In Basso v Miller (40 NY2d 233), the court abandoned the common-law rule by which the liability of a landowner to one injured upon his property was governed by antiquated distinctions between trespassers, licensees and invitees. Instead, the court held, liability is now to be measured by the “standard of reasonable care under the circumstances whereby foreseeability shall be a measure of liability.” (Basso v Miller, supra, p 241; see, also, Scurti v City of New York, 40 NY2d 433; Barker v Parnossa, Inc., 39 NY2d 926.) Plaintiffs would have us hold that this single-standard approach should be applied in the case at bar. The city, on the other hand, maintains that Basso is inapposite because it speaks only of the standard of care to which a landowner may be held once it is established that a duty exists. Thus, the city argues, since the line of cases cited by Special Term demonstrates that a municipality owes no duty to those who ride bicycles on public sidewalks, Basso’s standard of care analysis is irrelevant to the issues at bar. It is here that the city’s position is fatally flawed, for it confuses fundamental concepts of negligence law.

It is certainly true, as the city suggests, that the threshold question in a negligence case is whether the defendant owed the plaintiff a duty. As the Court of Appeals said in Pulka v Edelman (40 NY2d 781, 782): “It is well established that before a defendant may be held liable for negligence it must be shown that the defendant owes a duty to the plaintiff * * * In the absence of duty, there is no breach and without a breach there is no liability * * * This requirement is expressed in the often-quoted remark: ‘Negligence in the air, so to speak, will not do’.”

*424The concept of duty may be said to refer to “the relation between individuals which imposes upon one a legal obligation for the benefit of the other” or, put differently, it concerns the question of “whether the plaintiff’s interests are entitled to legal protection against the defendant’s conduct.” (Prosser, Torts [4th ed], § 53, p 325; see, also, Pulka v Edelman, supra, p 782.) Once the existence of a duty has been established, the inquiry turns to the separate question of the scope of that duty or the standard of care to which a defendant will be held in order to satisfy the duty he owes to the plaintiff. (See Prosser, Torts [4th ed], § 53, p 324.) It is here that the concept of foreseeability comes into play for, as the court said in Palsgraf v Long Is. R. R. Co. (248 NY 339, 344), “[t]he risk reasonably to be perceived defines the duty to be obeyed”. These principles, then, must govern the case at bar.

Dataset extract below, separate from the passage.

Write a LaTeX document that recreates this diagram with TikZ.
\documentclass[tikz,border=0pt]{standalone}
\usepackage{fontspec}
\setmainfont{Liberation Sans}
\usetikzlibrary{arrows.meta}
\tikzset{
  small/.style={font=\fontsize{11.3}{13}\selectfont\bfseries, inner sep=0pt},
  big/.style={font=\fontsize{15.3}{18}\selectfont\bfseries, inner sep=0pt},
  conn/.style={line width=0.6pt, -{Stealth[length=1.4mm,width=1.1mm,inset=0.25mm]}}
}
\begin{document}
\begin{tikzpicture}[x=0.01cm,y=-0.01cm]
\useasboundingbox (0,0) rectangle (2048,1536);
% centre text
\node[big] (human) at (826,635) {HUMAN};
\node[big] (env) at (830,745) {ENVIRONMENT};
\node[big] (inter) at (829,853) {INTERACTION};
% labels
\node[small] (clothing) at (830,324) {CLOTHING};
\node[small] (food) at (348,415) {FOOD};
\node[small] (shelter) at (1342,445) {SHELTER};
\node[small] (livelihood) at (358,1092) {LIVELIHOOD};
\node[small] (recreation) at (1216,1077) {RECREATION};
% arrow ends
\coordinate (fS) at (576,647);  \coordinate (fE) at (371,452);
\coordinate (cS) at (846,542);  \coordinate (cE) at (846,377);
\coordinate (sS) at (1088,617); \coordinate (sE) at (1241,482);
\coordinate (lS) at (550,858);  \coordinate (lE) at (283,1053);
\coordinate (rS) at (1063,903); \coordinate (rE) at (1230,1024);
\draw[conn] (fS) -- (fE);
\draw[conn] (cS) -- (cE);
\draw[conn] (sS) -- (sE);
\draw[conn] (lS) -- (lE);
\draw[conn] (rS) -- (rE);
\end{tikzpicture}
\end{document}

Plainly, any suggestion that the city owned no duty whatever to Daniel Muallem must be rejected out of hand. As a landowner, the city has long been under a duty even to children who trespass upon its land. (See, e.g., Beauchamp v New York City Housing Auth., 12 NY2d 400.) Although, prior to Basso (supra), that duty would be satisfied so long as the city refrained from inflicting willful, wanton or intentional injuries (Carbone v Mackchil Realty Corp., 296 NY 154, 158-159), the fact remains that a duty did exist. Surely, if the city owes a duty to a trespasser, it cannot disclaim all duty to a nine year old lawfully riding his bicycle on the sidewalk near his home. And, in our view, the cases relied upon by Special Term are not to the contrary. As noted, those decided prior to Olsen (49 AD2d 884, supra) turned exclusively on the question of contributory negligence, and we read Olsen itself as having dealt not with the question of whether a duty was owed but with the standard of care required to satisfy that duty. Hence, Olsen stands only for the proposition that the standard of care required of the city did not rise to the level of maintaining its sidewalks in a condition reasonably safe for infant bicyclists. The question here is whether that ought to be true today.

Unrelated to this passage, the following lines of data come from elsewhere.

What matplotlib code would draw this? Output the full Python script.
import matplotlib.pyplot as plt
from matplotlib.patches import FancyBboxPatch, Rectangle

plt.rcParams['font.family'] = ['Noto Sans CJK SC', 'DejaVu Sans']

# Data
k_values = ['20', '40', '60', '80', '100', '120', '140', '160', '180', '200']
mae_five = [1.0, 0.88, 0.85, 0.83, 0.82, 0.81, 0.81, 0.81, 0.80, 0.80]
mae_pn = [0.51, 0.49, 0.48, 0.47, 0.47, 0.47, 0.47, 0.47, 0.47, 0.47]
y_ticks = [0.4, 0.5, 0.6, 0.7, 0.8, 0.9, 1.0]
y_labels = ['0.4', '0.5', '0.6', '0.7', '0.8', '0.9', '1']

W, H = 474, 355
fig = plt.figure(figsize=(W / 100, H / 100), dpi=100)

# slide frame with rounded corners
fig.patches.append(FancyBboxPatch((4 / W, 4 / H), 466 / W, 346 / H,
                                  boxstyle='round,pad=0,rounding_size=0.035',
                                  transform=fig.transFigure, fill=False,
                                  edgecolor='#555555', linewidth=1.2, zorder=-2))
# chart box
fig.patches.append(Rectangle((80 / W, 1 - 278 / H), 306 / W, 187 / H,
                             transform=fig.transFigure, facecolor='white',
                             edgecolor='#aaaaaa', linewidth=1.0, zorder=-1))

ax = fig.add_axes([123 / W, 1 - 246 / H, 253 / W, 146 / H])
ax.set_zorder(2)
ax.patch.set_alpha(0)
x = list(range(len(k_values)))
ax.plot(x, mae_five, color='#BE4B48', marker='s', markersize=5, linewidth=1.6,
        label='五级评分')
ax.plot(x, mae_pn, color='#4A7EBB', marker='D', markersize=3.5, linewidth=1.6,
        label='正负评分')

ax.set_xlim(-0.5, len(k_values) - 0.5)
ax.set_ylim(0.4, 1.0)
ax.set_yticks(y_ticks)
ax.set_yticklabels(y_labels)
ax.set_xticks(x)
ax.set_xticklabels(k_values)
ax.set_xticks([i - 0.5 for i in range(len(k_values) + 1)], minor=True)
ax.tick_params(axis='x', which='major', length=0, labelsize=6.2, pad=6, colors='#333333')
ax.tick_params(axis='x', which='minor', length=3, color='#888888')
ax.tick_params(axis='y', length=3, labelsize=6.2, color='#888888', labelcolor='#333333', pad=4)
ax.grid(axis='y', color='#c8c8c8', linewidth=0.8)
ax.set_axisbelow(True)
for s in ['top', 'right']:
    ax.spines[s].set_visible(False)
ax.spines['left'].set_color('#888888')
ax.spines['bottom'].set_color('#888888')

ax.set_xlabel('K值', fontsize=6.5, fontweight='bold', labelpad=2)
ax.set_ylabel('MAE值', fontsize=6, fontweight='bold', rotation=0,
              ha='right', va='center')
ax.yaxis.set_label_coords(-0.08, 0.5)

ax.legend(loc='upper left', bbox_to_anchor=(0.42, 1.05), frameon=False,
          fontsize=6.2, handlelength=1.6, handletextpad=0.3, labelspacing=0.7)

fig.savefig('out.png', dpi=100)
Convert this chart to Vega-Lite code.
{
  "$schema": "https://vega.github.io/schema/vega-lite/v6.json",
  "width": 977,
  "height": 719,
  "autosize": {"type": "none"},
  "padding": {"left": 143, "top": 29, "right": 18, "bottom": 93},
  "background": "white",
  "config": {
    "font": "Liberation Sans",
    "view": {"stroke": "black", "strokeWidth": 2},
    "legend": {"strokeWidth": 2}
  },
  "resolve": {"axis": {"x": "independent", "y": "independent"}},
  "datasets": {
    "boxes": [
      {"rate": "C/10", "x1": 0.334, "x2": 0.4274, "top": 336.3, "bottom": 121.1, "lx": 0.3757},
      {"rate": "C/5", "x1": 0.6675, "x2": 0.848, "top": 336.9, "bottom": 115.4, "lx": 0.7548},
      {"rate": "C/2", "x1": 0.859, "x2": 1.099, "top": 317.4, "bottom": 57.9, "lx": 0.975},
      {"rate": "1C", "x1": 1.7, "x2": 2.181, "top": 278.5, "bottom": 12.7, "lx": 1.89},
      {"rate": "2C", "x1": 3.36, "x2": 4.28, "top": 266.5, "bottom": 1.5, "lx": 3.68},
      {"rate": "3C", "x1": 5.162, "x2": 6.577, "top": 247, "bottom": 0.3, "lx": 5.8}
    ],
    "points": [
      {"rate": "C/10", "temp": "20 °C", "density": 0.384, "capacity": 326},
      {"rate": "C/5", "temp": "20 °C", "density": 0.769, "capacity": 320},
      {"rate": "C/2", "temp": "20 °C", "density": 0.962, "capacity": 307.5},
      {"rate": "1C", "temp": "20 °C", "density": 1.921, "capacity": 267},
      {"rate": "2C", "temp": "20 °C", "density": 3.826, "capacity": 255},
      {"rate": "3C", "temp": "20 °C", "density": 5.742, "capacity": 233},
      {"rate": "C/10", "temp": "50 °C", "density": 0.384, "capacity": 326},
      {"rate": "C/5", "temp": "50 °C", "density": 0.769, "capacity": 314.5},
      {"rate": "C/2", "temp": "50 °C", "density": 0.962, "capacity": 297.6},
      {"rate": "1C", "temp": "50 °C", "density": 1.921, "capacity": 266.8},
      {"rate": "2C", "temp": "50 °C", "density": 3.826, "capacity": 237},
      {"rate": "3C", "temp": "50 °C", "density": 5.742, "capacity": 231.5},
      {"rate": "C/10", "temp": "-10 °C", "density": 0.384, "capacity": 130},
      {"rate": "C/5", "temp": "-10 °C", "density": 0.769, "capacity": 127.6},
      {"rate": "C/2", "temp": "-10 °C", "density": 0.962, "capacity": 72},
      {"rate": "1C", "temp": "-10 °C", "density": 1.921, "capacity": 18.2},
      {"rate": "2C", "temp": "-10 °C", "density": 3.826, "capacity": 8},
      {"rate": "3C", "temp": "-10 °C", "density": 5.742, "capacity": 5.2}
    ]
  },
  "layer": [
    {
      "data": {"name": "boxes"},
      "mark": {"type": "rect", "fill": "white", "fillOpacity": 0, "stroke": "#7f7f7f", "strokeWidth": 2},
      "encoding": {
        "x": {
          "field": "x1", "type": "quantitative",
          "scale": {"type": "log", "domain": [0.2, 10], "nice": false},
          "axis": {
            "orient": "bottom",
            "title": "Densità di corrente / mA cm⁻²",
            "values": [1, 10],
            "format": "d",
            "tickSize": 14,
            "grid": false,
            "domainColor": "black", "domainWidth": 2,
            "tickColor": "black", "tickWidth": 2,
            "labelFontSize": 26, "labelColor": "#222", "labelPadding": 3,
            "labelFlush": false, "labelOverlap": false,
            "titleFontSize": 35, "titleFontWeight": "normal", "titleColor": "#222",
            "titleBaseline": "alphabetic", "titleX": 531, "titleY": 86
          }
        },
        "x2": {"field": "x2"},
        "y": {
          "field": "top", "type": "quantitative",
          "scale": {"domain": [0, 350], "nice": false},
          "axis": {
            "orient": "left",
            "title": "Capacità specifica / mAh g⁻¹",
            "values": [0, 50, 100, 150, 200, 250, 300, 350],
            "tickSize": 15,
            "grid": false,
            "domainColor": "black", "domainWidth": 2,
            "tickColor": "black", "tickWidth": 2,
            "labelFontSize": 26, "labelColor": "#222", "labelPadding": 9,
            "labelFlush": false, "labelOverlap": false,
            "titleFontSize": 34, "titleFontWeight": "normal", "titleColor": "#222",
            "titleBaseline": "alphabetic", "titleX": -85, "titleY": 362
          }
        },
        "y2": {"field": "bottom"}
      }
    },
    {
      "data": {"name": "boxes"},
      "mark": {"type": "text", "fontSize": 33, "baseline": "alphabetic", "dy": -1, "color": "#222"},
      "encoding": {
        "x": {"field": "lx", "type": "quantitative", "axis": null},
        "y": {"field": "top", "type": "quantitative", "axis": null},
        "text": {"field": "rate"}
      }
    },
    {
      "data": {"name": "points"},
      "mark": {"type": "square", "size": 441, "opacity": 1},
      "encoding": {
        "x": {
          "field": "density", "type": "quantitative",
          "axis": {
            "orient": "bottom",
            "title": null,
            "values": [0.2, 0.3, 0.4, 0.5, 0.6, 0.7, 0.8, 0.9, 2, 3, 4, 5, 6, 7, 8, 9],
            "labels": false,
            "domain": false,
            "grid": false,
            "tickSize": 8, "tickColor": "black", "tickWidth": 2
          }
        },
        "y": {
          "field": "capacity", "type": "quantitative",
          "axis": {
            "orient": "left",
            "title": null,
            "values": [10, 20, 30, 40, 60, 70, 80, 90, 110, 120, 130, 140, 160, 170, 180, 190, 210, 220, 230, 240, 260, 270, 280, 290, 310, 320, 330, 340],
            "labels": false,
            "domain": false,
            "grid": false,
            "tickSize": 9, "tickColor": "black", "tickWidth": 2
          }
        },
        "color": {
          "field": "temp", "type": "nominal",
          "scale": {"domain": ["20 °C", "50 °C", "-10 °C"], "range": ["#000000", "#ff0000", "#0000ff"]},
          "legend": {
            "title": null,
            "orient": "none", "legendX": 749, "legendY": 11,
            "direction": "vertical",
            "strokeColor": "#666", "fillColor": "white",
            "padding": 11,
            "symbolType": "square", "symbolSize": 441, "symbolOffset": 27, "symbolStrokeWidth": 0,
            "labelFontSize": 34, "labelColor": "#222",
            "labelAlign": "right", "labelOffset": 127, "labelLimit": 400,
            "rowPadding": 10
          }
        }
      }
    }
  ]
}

The city apparently concedes on this appeal that it owes a duty of reasonable care to such ordinary and fore*425seeable users as those who walk (Loughran v City of New York, 298 NY 320), skip, jump, hop (Cygielman v City of New York, 93 Misc 2d 232, 233), pedal a tricycle (see McKeever v New York Tel. Co., 254 App Div 872, affd 279 NY 651) and roller skate (Errante v City of New York, 74 AD2d 122) upon a public sidewalk. We see no valid reason to distinguish between such users and an infant riding his bicycle on the sidewalk near his home. Nor are we persuaded that the distinction should be maintained solely on the strength of prior case law. As the Court of Appeals has observed: “Tort cases, but especially personal injury cases, offer another example where courts will, if necessary, more readily re-examine established precedent to achieve the ends of justice in a more modern context”. (People v Hobson, 39 NY2d 479, 489.) This is especially so where the result required by precedent is “found to be analytically unacceptable, and, more important, out of step with the times and the reasonable expectations of members of society” (People v Hobson, supra, p 489). Moreover, the broad principles announced in Basso simply will not permit the continuation of outmoded and rigid distinctions between foreseeable users of public sidewalks—distinctions which no longer have any vitality or rational basis. Accordingly, we hold that cases like the one at bar must be determined by “adherence to the single standard of reasonable care under the circumstances whereby foreseeability shall be a measure of liability [with] * * * [c] ontributory and, now, comparative negligence, as well as assumption of the risk * * * to be invoked when appropriate.” (Basso v Miller, 40 NY2d 233, 241, supra.) Thus, the city owes a duty to maintain its sidewalks in a condition reasonably safe for all foreseeable users. Since, on the record before us, we are unable to find as a matter of law (1) that it was unforeseeable that nine-year-old Daniel Muallem would ride his bicycle on a public sidewalk and be injured as a result of the defect alleged, or (2) that he was contributorily negligent or assumed the risk of injury, we deny the city’s motion for summary judgment and remand for a trial at which these issues may be resolved as questions of fact.

We have considered the remaining arguments advanced by the parties herein and find them to be without merit.

*426Cohalan, Hargett and O’Connor, JJ., concur.

Order of the Supreme Court, Kings County, dated June 4, 1980, modified, on the law, by deleting the provisions which granted the motion of the City of New York for summary judgment and substituting a provision denying the motion. As so modified, order affirmed, without costs or disbursements, and case remitted to the Supreme Court, Kings County, for trial in accordance with the opinion herein.